The Room
Alo opened in 2015 in a converted Queen West building, on the third floor above Aloette and a now-defunct cocktail bar. Patrick Kriss had spent his apprenticeship at Splendido under Victor Barry and at the original Bouley in New York; Alo was his proof that Toronto could support a serious modern French tasting menu. A decade later it remains the city's most-booked splurge and the room critics measure other Toronto fine dining against.

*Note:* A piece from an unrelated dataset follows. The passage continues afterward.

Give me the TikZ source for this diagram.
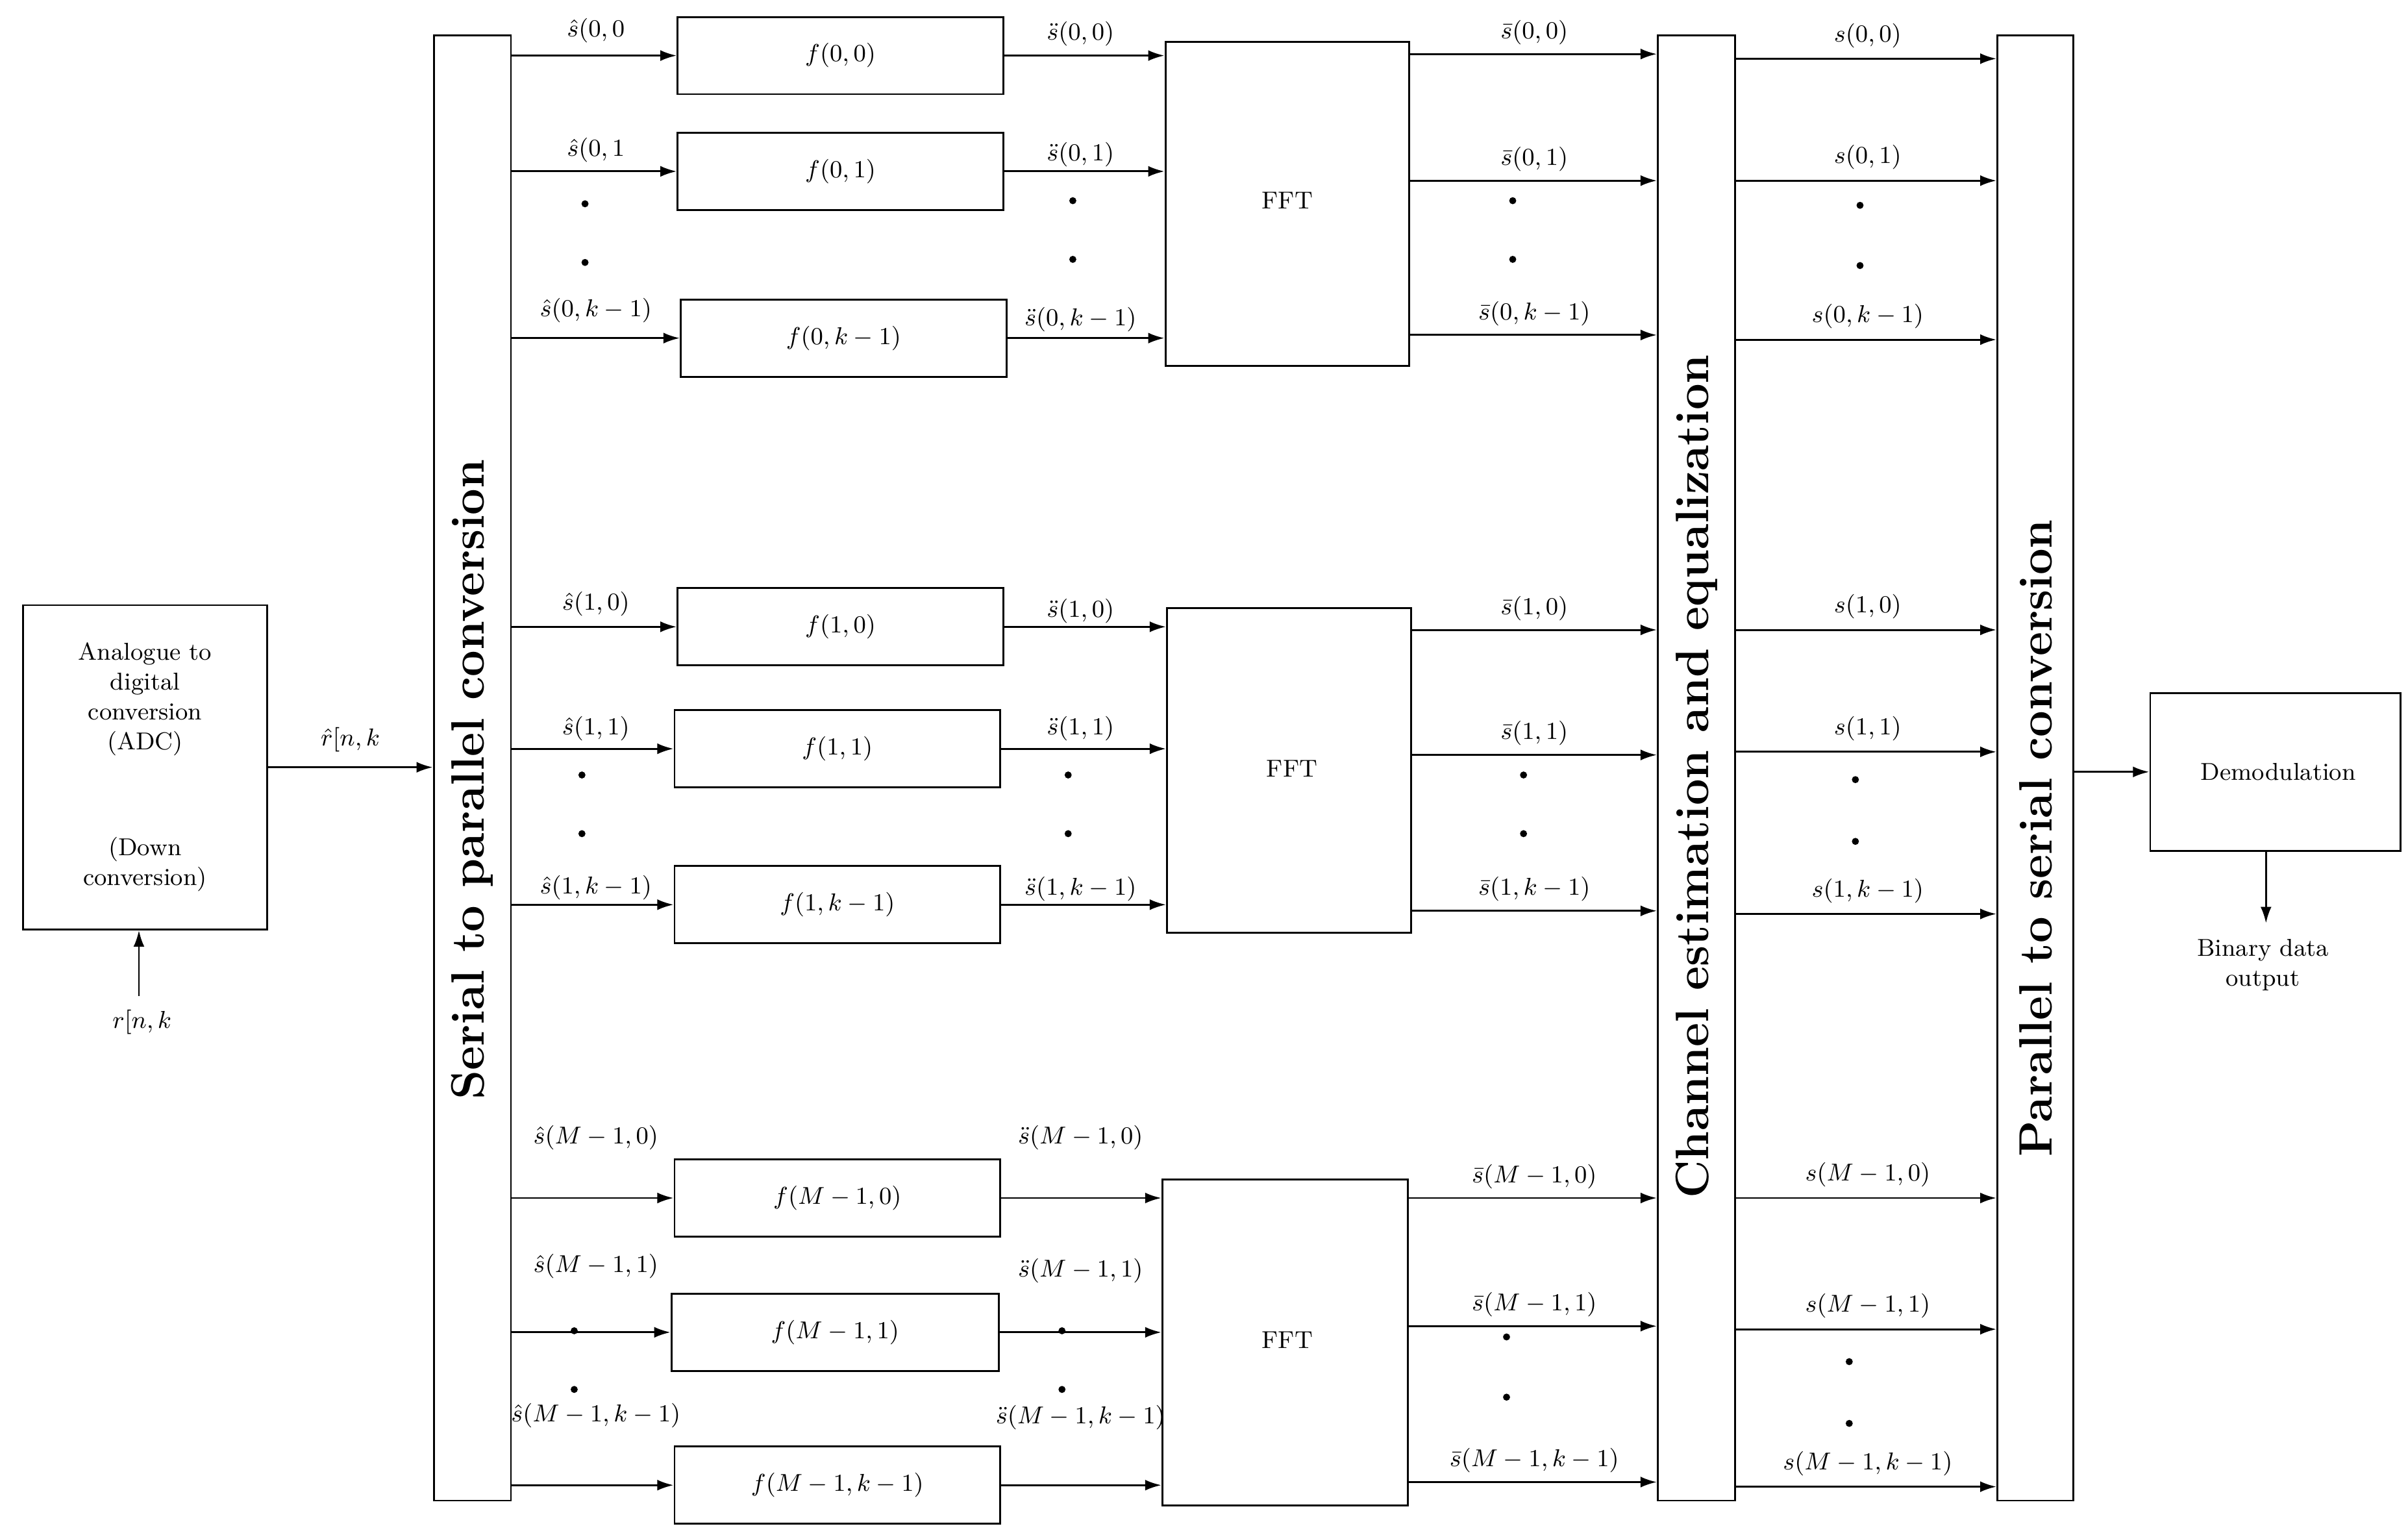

The dining room is calibrated for the long evening. Banquettes along the walls, two-tops in the centre, a small chef's counter that holds eight — forty seats in total, no more. The service team works the brigade-French model with North American warmth. Wine programme runs to 1,500 bottles; the sommelier team's recommendations are the order to make.
The Food
The tasting menu is blind — the diner is told what they have eaten only after the dish is finished. Kriss's sourcing rotates seasonally: Yarmouth lobster, Cookstown vegetables, Quebec foie gras, Toronto Royal milk-fed lamb, the lake-fish that Ontario does well. Across nine courses, the meal moves from raw and amuse to the tableside-finished mains and the dessert progression that Alo's pastry programme has built a separate reputation on.

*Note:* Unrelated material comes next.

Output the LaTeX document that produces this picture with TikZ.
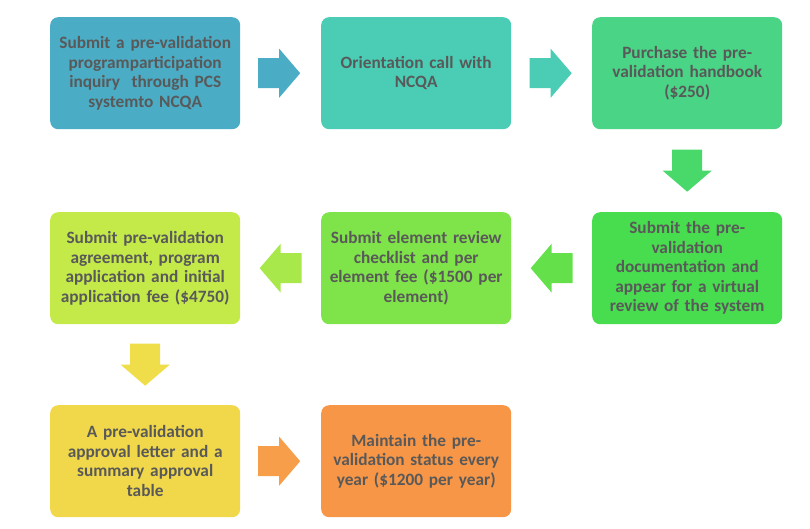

Wine pairings come in two registers — a $185 standard pairing of producer-led wines and a $345 cellar pairing that pulls from the older Burgundy and Bordeaux racks. Half-bottles are widely available. The sommelier team translates the cellar in plain English and the recommendations are honest about value. Cocktails before the meal are at Aloette downstairs.
Best Occasion Fit
Close a Deal: Alo is the Toronto deal dinner for the agreement that requires the room to perform at the upper register. The blind tasting format keeps the table focused on the conversation, the wine programme rewards the diner who knows what they are looking at, and Patrick Kriss is consistently in the dining room. Book the corner two-top.
Impress Clients: International visitors recognise Alo without translation. The Michelin star, the wine programme, the booking-window difficulty all communicate seriously. The blind tasting is the meal that makes the case for Toronto as a serious dining city.
Birthday: Alo handles birthdays the way a Michelin room should — a candle on the dessert, a signed menu, the captain's acknowledgement at the table. The corner banquette is the seat to request. Mention the occasion at booking.